Apart from the later vindication of friends of the artist such as Miquel Utrillo, or art historians and critics like Rafael Santos Torroella and Josep M. Cadena, the recovery of Smith’s work was really down to the gallery owners and antiquarians who, albeit posthumously, credited his talent. First was the Sala Rovira, in the Rambla de Catalunya which offered a splendid show of his drawings from 1907 to 1911, resulting in his works beginning to form part of private collections. After that was the Sala Parès, which organised another exhibition of his work in 1985. Four years later it was Arthur Ramon who, in addition to drawings, showed a series of sculptures, posthumously cast in bronze from the clays which had recently been identified and recovered from the demolition of a house owned by Manuel Rius i Rius, in the Bonanova neighbourhood of Barcelona. In parallel some institutions have received major donations from his heirs: Elizabeth Knapp and Enrique García-Herraiz, the Hispanic Society of America, in New York, and the Library of Catalonia and the Calcografía Nacional (national collection of copper-plate engravings), which both organised thematic exhibitions of the artist. But the other institutions and museums which received donations did nothing.

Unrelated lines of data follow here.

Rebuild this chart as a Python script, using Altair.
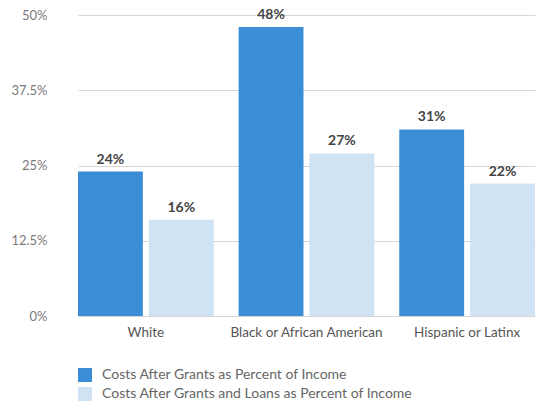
import altair as alt
import pandas as pd

categories = ["White", "Black or African American", "Hispanic or Latinx"]
series = ["Costs After Grants as Percent of Income",
          "Costs After Grants and Loans as Percent of Income"]
after_grants = [24, 48, 31]
after_loans = [16, 27, 22]
y_ticks = [0, 12.5, 25, 37.5, 50]

rows = []
for c, a, b in zip(categories, after_grants, after_loans):
    rows.append({"cat": c, "series": series[0], "value": a, "label": f"{a}%"})
    rows.append({"cat": c, "series": series[1], "value": b, "label": f"{b}%"})
df = pd.DataFrame(rows)

FONT = "Lato"
colors = ["#3b8ed5", "#cfe3f5"]

x = alt.X("cat:N", sort=categories, title=None,
          scale=alt.Scale(range=[13, 470], paddingInner=0.155, paddingOuter=0),
          axis=alt.Axis(labelAngle=0, labelFontSize=13.5, labelColor="#555555",
                        labelFont=FONT, ticks=False, domain=False, grid=False,
                        labelPadding=9))
xoff = alt.XOffset("series:N", sort=series,
                   scale=alt.Scale(paddingInner=0.085, paddingOuter=0))
y = alt.Y("value:Q", title=None,
          scale=alt.Scale(domain=[0, 50], nice=False),
          axis=alt.Axis(values=y_ticks, labelExpr="datum.value + '%'",
                        labelFontSize=13, labelColor="#7a7a7a", labelFont=FONT,
                        ticks=False, domain=False, labelPadding=18,
                        gridColor="#d6d6d6", gridWidth=1))

bars = alt.Chart(df).mark_bar().encode(
    x=x, xOffset=xoff, y=y,
    color=alt.Color("series:N", sort=series,
                    scale=alt.Scale(domain=series, range=colors),
                    legend=alt.Legend(title=None, orient="none", legendX=13, legendY=353,
                                      symbolType="square", symbolSize=196,
                                      symbolStrokeWidth=0, labelFontSize=14,
                                      labelColor="#666666", labelFont=FONT,
                                      labelLimit=0, rowPadding=5, labelOffset=10)),
)

labels = alt.Chart(df).mark_text(baseline="bottom", dy=-5, fontSize=14,
                                 fontWeight="bold", color="#444444", font=FONT).encode(
    x=alt.X("cat:N", sort=categories),
    xOffset=alt.XOffset("series:N", sort=series),
    y=alt.Y("value:Q"), text="label:N")

chart = alt.layer(bars, labels).properties(
    width=472, height=301,
    background="white",
    autosize=alt.AutoSizeParams(type="none"),
    padding={"left": 65, "top": 15, "right": 0, "bottom": 92},
).configure_view(strokeWidth=0, stroke="transparent").configure_axis(
    domain=False, ticks=False
)

chart.save("out.html", embed_options={"renderer": "svg", "actions": False})
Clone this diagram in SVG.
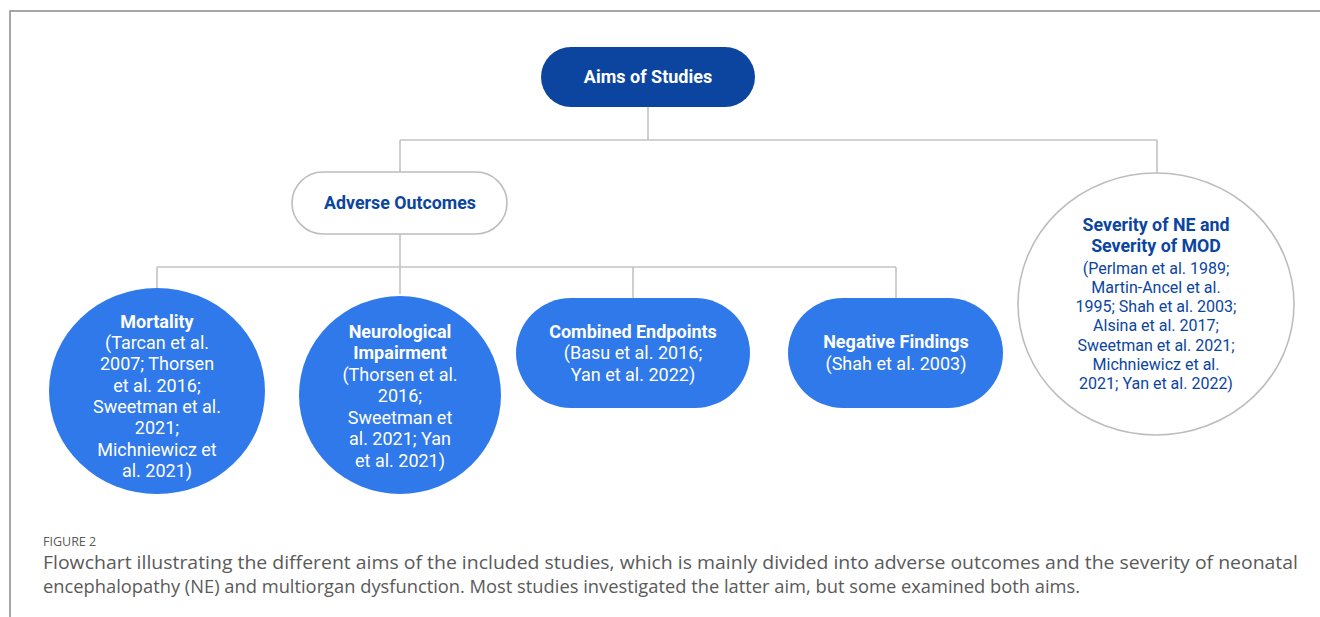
<svg xmlns="http://www.w3.org/2000/svg" width="1320" height="617" viewBox="0 0 1320 617">
<style>
.bg{fill:#fff}
.frame{stroke:#8a8a8a;stroke-width:1.5;fill:none}
.conn{stroke:#c4c4c4;stroke-width:1.6;fill:none}
.dark{fill:#0b45a0}
.blue{fill:#3079ea}
.outline{fill:#fff;stroke:#bdbdbd;stroke-width:1.6}
text{font-family:Roboto,"Liberation Sans",sans-serif;text-anchor:middle}
.tw{fill:#fff;font-size:18px}
.tb{font-weight:bold}
.td{fill:#0b45a0}
.cap{font-family:"Open Sans","Noto Sans",sans-serif;fill:#5a5a5a;text-anchor:start}
</style>
<rect class="bg" width="1320" height="617"/>
<path class="frame" d="M10,617 V11 H1320"/>
<g id="connectors">
<path class="conn" d="M648,107 V140 M400,140 H1157 M400,140 V172 M1157,140 V173"/>
<path class="conn" d="M400,234 V267 M157,267 H896 M157,267 V289 M400,267 V294 M633,267 V298 M896,267 V298"/>
</g>
<g id="aims">
<rect class="dark" x="541" y="47" width="214" height="60" rx="30"/>
<text class="tw tb" x="648" y="83" font-size="17.8">Aims of Studies</text>
</g>
<g id="adverse">
<rect class="outline" x="292" y="172" width="215" height="62" rx="31"/>
<text class="td tb" x="400" y="209" font-size="17.8">Adverse Outcomes</text>
</g>
<g id="mortality">
<ellipse class="blue" cx="157" cy="391" rx="108" ry="103"/>
<text class="tw" x="157"><tspan class="tb" x="157" y="328">Mortality</tspan><tspan x="157" y="349">(Tarcan et al.</tspan><tspan x="157" y="370">2007; Thorsen</tspan><tspan x="157" y="392">et al. 2016;</tspan><tspan x="157" y="413">Sweetman et al.</tspan><tspan x="157" y="434">2021;</tspan><tspan x="157" y="456">Michniewicz et</tspan><tspan x="157" y="477">al. 2021)</tspan></text>
</g>
<g id="neuro">
<ellipse class="blue" cx="400" cy="395" rx="101" ry="99"/>
<text class="tw" x="400"><tspan class="tb" x="400" y="338">Neurological</tspan><tspan class="tb" x="400" y="359">Impairment</tspan><tspan x="400" y="381">(Thorsen et al.</tspan><tspan x="400" y="402">2016;</tspan><tspan x="400" y="424">Sweetman et</tspan><tspan x="400" y="445">al. 2021; Yan</tspan><tspan x="400" y="467">et al. 2021)</tspan></text>
</g>
<g id="combined">
<rect class="blue" x="516" y="298" width="234" height="110" rx="55"/>
<text class="tw" x="633"><tspan class="tb" x="633" y="338">Combined Endpoints</tspan><tspan x="633" y="359">(Basu et al. 2016;</tspan><tspan x="633" y="381">Yan et al. 2022)</tspan></text>
</g>
<g id="negative">
<rect class="blue" x="788" y="298" width="215" height="110" rx="55"/>
<text class="tw" x="896"><tspan class="tb" x="896" y="348">Negative Findings</tspan><tspan x="896" y="370">(Shah et al. 2003)</tspan></text>
</g>
<g id="severity">
<ellipse class="outline" cx="1156" cy="304" rx="138" ry="131"/>
<text class="td" font-size="16" x="1156"><tspan class="tb" font-size="17.8" x="1156" y="231">Severity of NE and</tspan><tspan class="tb" font-size="17.8" x="1156" y="252">Severity of MOD</tspan><tspan x="1156" y="274">(Perlman et al. 1989;</tspan><tspan x="1156" y="293">Martin-Ancel et al.</tspan><tspan x="1156" y="312">1995; Shah et al. 2003;</tspan><tspan x="1156" y="331">Alsina et al. 2017;</tspan><tspan x="1156" y="351">Sweetman et al. 2021;</tspan><tspan x="1156" y="370">Michniewicz et al.</tspan><tspan x="1156" y="389">2021; Yan et al. 2022)</tspan></text>
</g>
<text class="cap" x="43" y="546" font-size="12.5">FIGURE 2</text>
<text class="cap" x="43" y="569" font-size="18" textLength="1255" lengthAdjust="spacingAndGlyphs">Flowchart illustrating the different aims of the included studies, which is mainly divided into adverse outcomes and the severity of neonatal</text>
<text class="cap" x="43" y="593" font-size="18" textLength="1037" lengthAdjust="spacingAndGlyphs">encephalopathy (NE) and multiorgan dysfunction. Most studies investigated the latter aim, but some examined both aims.</text>
</svg>
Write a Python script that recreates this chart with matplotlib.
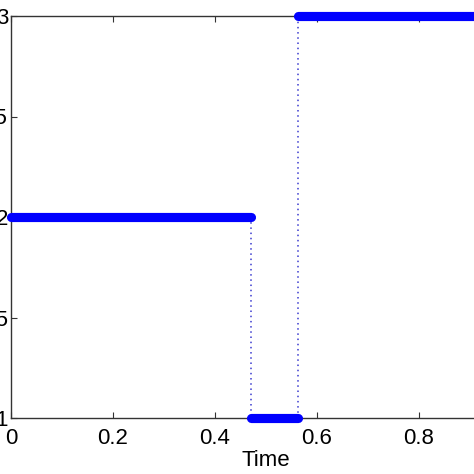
import matplotlib
matplotlib.use("Agg")
import matplotlib.pyplot as plt

# step signal: level held between consecutive switch times
switch_times = [0.0, 0.4706, 0.5627, 1.0]
levels = [2, 1, 3]

x_ticks = [0, 0.2, 0.4, 0.6, 0.8, 1]
y_ticks = [1, 1.5, 2, 2.5, 3]

plt.rcParams['font.family'] = ['Liberation Sans', 'DejaVu Sans']

fig = plt.figure(figsize=(4.74, 4.74), dpi=100)
# axes run past the right edge of the picture (cropped MATLAB figure)
ax = fig.add_axes([11 / 474, 56 / 474, 510 / 474, 402 / 474])

blue = '#0000ff'
for i, lev in enumerate(levels):
    t0, t1 = switch_times[i], switch_times[i + 1]
    ax.plot([t0, t1], [lev, lev], color=blue, lw=6.6, solid_capstyle='round',
            zorder=3, clip_on=False)
    if i > 0:
        ax.plot([t0, t0], [levels[i - 1], lev], color='#3a3ad0', lw=1.1,
                dashes=(1, 2.4), zorder=2)

ax.set_xlim(0, 1)
ax.set_ylim(1, 3)
ax.set_xticks(x_ticks)
ax.set_xticklabels(['0', '0.2', '0.4', '0.6', '0.8', '1'])
ax.set_yticks(y_ticks)
ax.set_yticklabels(['1', '1.5', '2', '2.5', '3'])
ax.tick_params(direction='in', length=4, width=0.8, top=True, right=True,
               labelsize=16, colors='#333333', labelcolor='black')
ax.tick_params(axis='y', pad=2)
ax.tick_params(axis='x', pad=7)
for s in ax.spines.values():
    s.set_color('#333333')
    s.set_linewidth(1.0)
ax.set_xlabel('Time', fontsize=16, labelpad=1)

fig.savefig('out.png', dpi=100)
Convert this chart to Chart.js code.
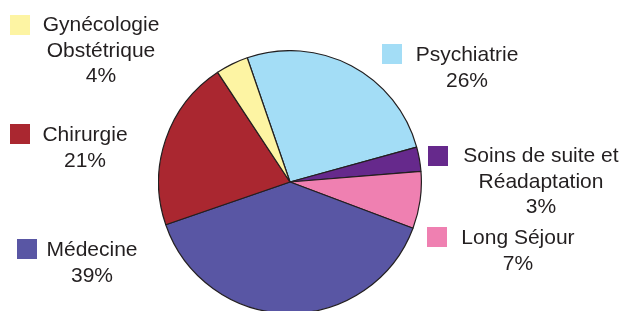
<!DOCTYPE html>
<html>
<head>
<meta charset="utf-8">
<script src="https://cdn.jsdelivr.net/npm/chart.js@4/dist/chart.umd.min.js"></script>
<style>
  html, body { margin: 0; padding: 0; background: #fff; }
  body { width: 622px; height: 311px; position: relative; overflow: hidden;
         font-family: "Liberation Sans", Arial, sans-serif; color: #231f20; }
  #pie-wrap { position: absolute; left: 158px; top: 50px; width: 264px; height: 264px; }
  .lbl { position: absolute; width: 200px; text-align: center; font-size: 21px; line-height: 25.5px; white-space: pre; }
  .box { position: absolute; width: 20px; height: 20px; }
</style>
</head>
<body>
<div id="pie-wrap"><canvas id="chart-pie"></canvas></div>
<div id="labels"></div>
<script>
// Répartition par discipline (%), dans l'ordre horaire à partir de Psychiatrie
const categories = [
  "Psychiatrie",
  "Soins de suite et Réadaptation",
  "Long Séjour",
  "Médecine",
  "Chirurgie",
  "Gynécologie Obstétrique",
];
const shares = [26, 3, 7, 39, 21, 4];
const colors = ["#a3ddf6", "#66298c", "#ef80b1", "#5956a4", "#aa2730", "#fdf4a3"];

// placement des étiquettes : coin de la case, centre du texte, haut du bloc
const labelLayout = [
  { box: [382, 44], cx: 467, top: 41, text: "Psychiatrie" },
  { box: [428, 146], cx: 541, top: 142, text: "Soins de suite et\nRéadaptation" },
  { box: [427, 227], cx: 518, top: 224, text: "Long Séjour" },
  { box: [17, 239], cx: 92, top: 236, text: "Médecine" },
  { box: [10, 124], cx: 85, top: 121, text: "Chirurgie" },
  { box: [10, 15], cx: 101, top: 11, text: "Gynécologie\nObstétrique" },
];

const el = (id) => document.getElementById(id);

function renderLabels() {
  const host = el("labels");
  categories.forEach((name, i) => {
    const pos = labelLayout[i];
    const box = document.createElement("div");
    box.className = "box";
    box.style.left = pos.box[0] + "px";
    box.style.top = pos.box[1] + "px";
    box.style.background = colors[i];
    host.appendChild(box);

    const t = document.createElement("div");
    t.className = "lbl";
    t.style.left = pos.cx - 100 + "px";
    t.style.top = pos.top + "px";
    t.textContent = `${pos.text}\n${shares[i]}%`;
    t.title = name;
    host.appendChild(t);
  });
}

new Chart(el("chart-pie"), {
  type: "pie",
  data: {
    labels: categories,
    datasets: [{
      data: shares,
      backgroundColor: colors,
      borderColor: "#231f20",
      borderWidth: 1.2,
    }],
  },
  options: {
    responsive: true,
    maintainAspectRatio: false,
    animation: false,
    rotation: -19,
    layout: { padding: 0 },
    plugins: { legend: { display: false }, tooltip: { enabled: false } },
  },
});

renderLabels();
</script>
</body>
</html>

Not the Spanish National Library, nor the Reina Sofía, or the Lázaro Galdiano. Neither did the Museum of Modern Art which, over time would become the National Art Museum of Catalonia.
The only organisations to put on exhibitions of Smith’s work were the MAPFRE Foundation, alongside Pablo Jiménez Burillo in 2001, the Palau Foundation, with Josep Palau i Fabre in 2005, which had not received any donations but had acquired the works out of the interest they had in the accursed sculptor. In 2009, the Museum of Art of Cerdanyola opened and it was the first to dedicate a whole room to the artist, thanks to a new and substantial donation by García-Herraiz. Finally, in 2017, the MNAC presented the retrospective that they had owed the artist for so many years.
This year, it is the Palau Antiguitats together with Clavell Morgades, who are taking the lead in vindicating Smith with a small but well-nourished retrospective which embraces all his facets and times, with some works that are as well-known as they are memorable and others which we are seeing for the first time and which allow us to get to know a bit better the profile of a sculptor, draughtsman and engraver, who was as fascinating as he was contradictory.
The exhibition Ismael Smith (1886-1972). Barcelona, París, Nova York, can be visited at Palau Antiguitats, in Barcelona, until January 31, 2019.